Admission of Evidence
The appellate court addressed the defendant's objections regarding the admission of testimony from a government witness who opined that the securities in question fell under the Securities Act. The court noted that the judge had already instructed the jury that these securities were legally defined as such under the Act, making the witness's testimony somewhat redundant. The court concluded that since the witness merely reiterated what the jury had been instructed as a matter of law, there was no error in allowing this testimony. Furthermore, the failure to object to the admission of this evidence during the trial meant that the court could not consider it as a basis for appeal. The appellate court maintained that even if the testimony were deemed unnecessary, it did not rise to the level of plain error or significantly impact the outcome of the trial. Therefore, the admission of the evidence did not warrant overturning the conviction.
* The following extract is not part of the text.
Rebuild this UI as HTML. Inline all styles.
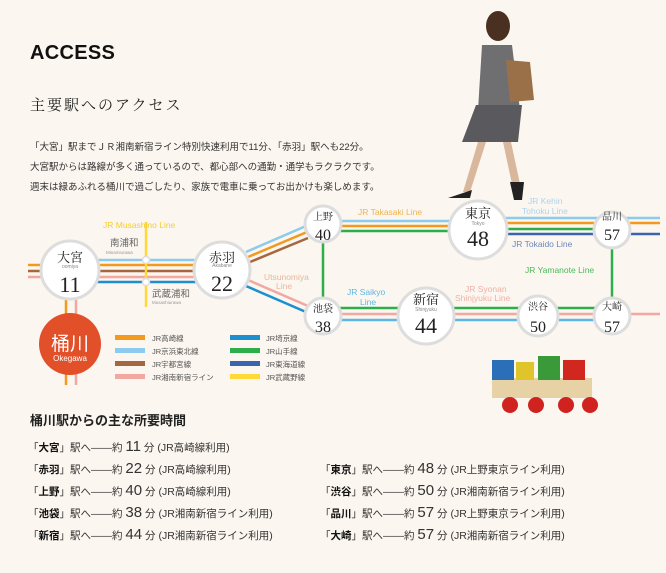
<!DOCTYPE html>
<html><head><meta charset="utf-8"><style>
body{margin:0;width:666px;height:573px;background:#fbf6ef;font-family:"Liberation Sans","Noto Sans CJK JP",sans-serif;overflow:hidden;position:relative;color:#222}
.a{position:absolute;white-space:nowrap}
.r{font-size:10.5px;color:#333}
.r b{color:#111}
.r .n{font-size:15px;font-family:"Liberation Sans Narrow","Liberation Sans",sans-serif}
</style></head><body>
<div class="a" style="left:30px;top:42px;font-size:20px;font-weight:bold;letter-spacing:0.3px;color:#111">ACCESS</div>
<div class="a" style="left:30px;top:94px;font-size:15px;font-family:'Noto Serif CJK SC',serif;letter-spacing:2px">主要駅へのアクセス</div>
<div class="a" style="left:30px;top:138px;font-size:9.5px;line-height:20px;color:#333">「大宮」駅までＪＲ湘南新宿ライン特別快速利用で11分、「赤羽」駅へも22分。<br>大宮駅からは路線が多く通っているので、都心部への通勤・通学もラクラクです。<br>週末は緑あふれる桶川で過ごしたり、家族で電車に乗ってお出かけも楽しめます。</div>

<svg class="a" style="left:0;top:0" width="666" height="573">
<!-- woman -->
<ellipse cx="498" cy="26" rx="12" ry="15" fill="#4a3020"/>
<path d="M482 45 L512 45 L520 110 L478 110Z" fill="#6f6f72"/>
<path d="M506 60 L530 62 L534 100 L510 102Z" fill="#9a7048"/>
<path d="M476 105 L522 105 L518 142 L462 142Z" fill="#5a5a5e"/>
<path d="M478 142 L486 142 L470 192 L463 192Z" fill="#d9b79c"/>
<path d="M503 142 L511 142 L520 184 L512 184Z" fill="#d9b79c"/>
<path d="M448 198 L472 190 L470 198 Z" fill="#222"/><path d="M510 182 L524 182 L522 200 L514 200Z" fill="#222"/>
<!-- train -->
<rect x="492" y="378" width="100" height="20" fill="#e7d2a6"/>
<rect x="492" y="360" width="22" height="20" fill="#2a6fb8"/><rect x="516" y="362" width="18" height="18" fill="#e0c52a"/>
<rect x="538" y="356" width="22" height="24" fill="#3a9a3a"/><rect x="563" y="360" width="22" height="20" fill="#d0281f"/>
<g fill="#d0231f"><circle cx="510" cy="405" r="8"/><circle cx="536" cy="405" r="8"/><circle cx="566" cy="405" r="8"/><circle cx="590" cy="405" r="8"/></g>

<g fill="none" stroke-width="2.5">
<line x1="28" y1="265" x2="45" y2="265" stroke="#f39a1e"/><line x1="28" y1="271" x2="45" y2="271" stroke="#a5673f"/><line x1="28" y1="277" x2="45" y2="277" stroke="#f2a7a0"/>
<line x1="66" y1="295" x2="66" y2="385" stroke="#f39a1e"/><line x1="76" y1="295" x2="76" y2="385" stroke="#f2a7a0"/>
<line x1="95" y1="260" x2="200" y2="260" stroke="#8ccbee"/>
<line x1="95" y1="265" x2="200" y2="265" stroke="#f39a1e"/>
<line x1="95" y1="271" x2="200" y2="271" stroke="#a5673f"/>
<line x1="95" y1="277" x2="200" y2="277" stroke="#f2a7a0"/>
<line x1="95" y1="282" x2="200" y2="282" stroke="#1b8fd0"/>
<line x1="146" y1="222" x2="146" y2="307" stroke="#ffd83a"/>
<line x1="246" y1="252" x2="306" y2="226" stroke="#8ccbee"/>
<line x1="248" y1="257" x2="307" y2="232" stroke="#f39a1e"/>
<line x1="250" y1="262" x2="308" y2="238" stroke="#a5673f"/>
<line x1="248" y1="280" x2="308" y2="306" stroke="#f2a7a0"/>
<line x1="246" y1="286" x2="306" y2="312" stroke="#1b8fd0"/>
<line x1="323" y1="230" x2="323" y2="310" stroke="#2eae4a"/>
<line x1="340" y1="221" x2="455" y2="221" stroke="#8ccbee"/>
<line x1="340" y1="226" x2="455" y2="226" stroke="#f39a1e"/>
<line x1="340" y1="231" x2="455" y2="231" stroke="#2eae4a"/>
<line x1="500" y1="218" x2="660" y2="218" stroke="#8ccbee"/>
<line x1="500" y1="223" x2="660" y2="223" stroke="#f39a1e"/>
<line x1="500" y1="229" x2="600" y2="229" stroke="#2eae4a"/>
<line x1="500" y1="234" x2="660" y2="234" stroke="#3a64b0"/>
<line x1="612" y1="240" x2="612" y2="305" stroke="#2eae4a"/>
<line x1="340" y1="308" x2="615" y2="308" stroke="#2eae4a"/>
<line x1="340" y1="314" x2="660" y2="314" stroke="#f2a7a0"/>
<line x1="340" y1="320" x2="600" y2="320" stroke="#5cb6e6"/>
</g>
<g fill="#fff" stroke="#ddd" stroke-width="3">
<circle cx="146" cy="260" r="3.5" stroke-width="1.5"/><circle cx="146" cy="282" r="3.5" stroke-width="1.5"/>
<circle cx="70" cy="270" r="29"/><circle cx="222" cy="270" r="28"/>
<circle cx="323" cy="224" r="18"/><circle cx="323" cy="316" r="18"/>
<circle cx="478" cy="230" r="29"/><circle cx="426" cy="316" r="28"/>
<circle cx="612" cy="230" r="18"/><circle cx="538" cy="316" r="20"/><circle cx="612" cy="316" r="18"/>
</g>
<circle cx="70" cy="344" r="31" fill="#e2502a"/>
<g font-family="Liberation Serif,Noto Serif CJK SC,serif" text-anchor="middle" fill="#222">
<text x="70" y="262" font-size="13">大宮</text><text x="70" y="292" font-size="22">11</text>
<text x="222" y="262" font-size="13">赤羽</text><text x="222" y="291" font-size="22">22</text>
<text x="323" y="220" font-size="10">上野</text><text x="323" y="240" font-size="16">40</text>
<text x="323" y="312" font-size="10">池袋</text><text x="323" y="332" font-size="16">38</text>
<text x="478" y="218" font-size="13">東京</text><text x="478" y="246" font-size="22">48</text>
<text x="426" y="304" font-size="13">新宿</text><text x="426" y="333" font-size="22">44</text>
<text x="612" y="220" font-size="10">品川</text><text x="612" y="240" font-size="16">57</text>
<text x="538" y="310" font-size="10">渋谷</text><text x="538" y="332" font-size="16">50</text>
<text x="612" y="310" font-size="10">大崎</text><text x="612" y="332" font-size="16">57</text>
<text x="70" y="350" font-size="19" fill="#fff" font-family="Noto Sans CJK JP,sans-serif">桶川</text>
</g>
<g font-size="5" text-anchor="middle" fill="#888">
<text x="70" y="268">oomiya</text><text x="222" y="267">Akabane</text><text x="478" y="225">Tokyo</text><text x="426" y="311">Shinjyuku</text>
</g>
<text x="70" y="361" font-size="8" fill="#fff" text-anchor="middle">Okegawa</text>
<g font-size="9.5" fill="#666">
<text x="110" y="246">南浦和</text><text x="106" y="254" font-size="4.5" fill="#999">Minamiurawa</text>
<text x="152" y="297">武蔵浦和</text><text x="152" y="304" font-size="4.5" fill="#999">Musashiurawa</text>
</g>
<g font-size="8.5" font-family="Liberation Sans,sans-serif">
<text x="103" y="228" fill="#f5cf2a">JR Musashino Line</text>
<text x="264" y="280" fill="#e8b79c">Utsunomiya</text><text x="276" y="277" dy="12" fill="#e8b79c">Line</text>
<text x="358" y="215" fill="#f3b24a">JR Takasaki Line</text>
<text x="528" y="204" fill="#aad4ef">JR Kehin</text><text x="522" y="214" fill="#aad4ef">Tohoku Line</text>
<text x="512" y="247" fill="#6a88c0">JR Tokaido Line</text>
<text x="525" y="273" fill="#4cb85e">JR Yamanote Line</text>
<text x="347" y="295" fill="#5cb6e6">JR Saikyo</text><text x="360" y="305" fill="#5cb6e6">Line</text>
<text x="465" y="292" fill="#f0b0a8">JR Syonan</text><text x="455" y="301" fill="#f0b0a8">Shinjyuku Line</text>
</g>
<g>
<rect x="115" y="335" width="30" height="5" fill="#f39a1e"/><rect x="115" y="348" width="30" height="5" fill="#8ccbee"/>
<rect x="115" y="361" width="30" height="5" fill="#a5673f"/><rect x="115" y="374" width="30" height="5" fill="#f2a7a0"/>
<rect x="230" y="335" width="30" height="5" fill="#1b8fd0"/><rect x="230" y="348" width="30" height="5" fill="#2eae4a"/>
<rect x="230" y="361" width="30" height="5" fill="#3a64b0"/><rect x="230" y="374" width="30" height="5" fill="#ffd83a"/>
</g>
<g font-size="7.5" fill="#555">
<text x="152" y="341">JR高崎線</text><text x="152" y="354">JR京浜東北線</text><text x="152" y="367">JR宇都宮線</text><text x="152" y="380">JR湘南新宿ライン</text>
<text x="266" y="341">JR埼京線</text><text x="266" y="354">JR山手線</text><text x="266" y="367">JR東海道線</text><text x="266" y="380">JR武蔵野線</text>
</g>
</svg>

<div class="a" style="left:30px;top:410px;font-size:13px;font-weight:bold">桶川駅からの主な所要時間</div>
<div class="a r" style="left:28px;top:438px">「<b>大宮</b>」駅へ――約 <span class="n">11</span> 分 (JR高崎線利用)</div>
<div class="a r" style="left:28px;top:460px">「<b>赤羽</b>」駅へ――約 <span class="n">22</span> 分 (JR高崎線利用)</div>
<div class="a r" style="left:28px;top:482px">「<b>上野</b>」駅へ――約 <span class="n">40</span> 分 (JR高崎線利用)</div>
<div class="a r" style="left:28px;top:504px">「<b>池袋</b>」駅へ――約 <span class="n">38</span> 分 (JR湘南新宿ライン利用)</div>
<div class="a r" style="left:28px;top:526px">「<b>新宿</b>」駅へ――約 <span class="n">44</span> 分 (JR湘南新宿ライン利用)</div>
<div class="a r" style="left:320px;top:460px">「<b>東京</b>」駅へ――約 <span class="n">48</span> 分 (JR上野東京ライン利用)</div>
<div class="a r" style="left:320px;top:482px">「<b>渋谷</b>」駅へ――約 <span class="n">50</span> 分 (JR湘南新宿ライン利用)</div>
<div class="a r" style="left:320px;top:504px">「<b>品川</b>」駅へ――約 <span class="n">57</span> 分 (JR上野東京ライン利用)</div>
<div class="a r" style="left:320px;top:526px">「<b>大崎</b>」駅へ――約 <span class="n">57</span> 分 (JR湘南新宿ライン利用)</div>
</body></html>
Overall Assessment of Trial Fairness
The court ultimately assessed the overall fairness of the trial, noting that the evidence against the defendant was substantial and compelling. The defendant did not contest the sufficiency of the evidence presented, which further underscored the strength of the case against him. The appellate court found that the alleged errors raised by the defendant were either unpreserved for appeal due to lack of timely objections or did not constitute plain errors that affected his substantial rights. The court emphasized that the trial process had adhered to the necessary legal standards, and the jury had been adequately instructed on their roles and responsibilities. As a result, the court affirmed the conviction, ruling that no substantial rights were compromised, and the defendant received a fair trial despite the claims to the contrary.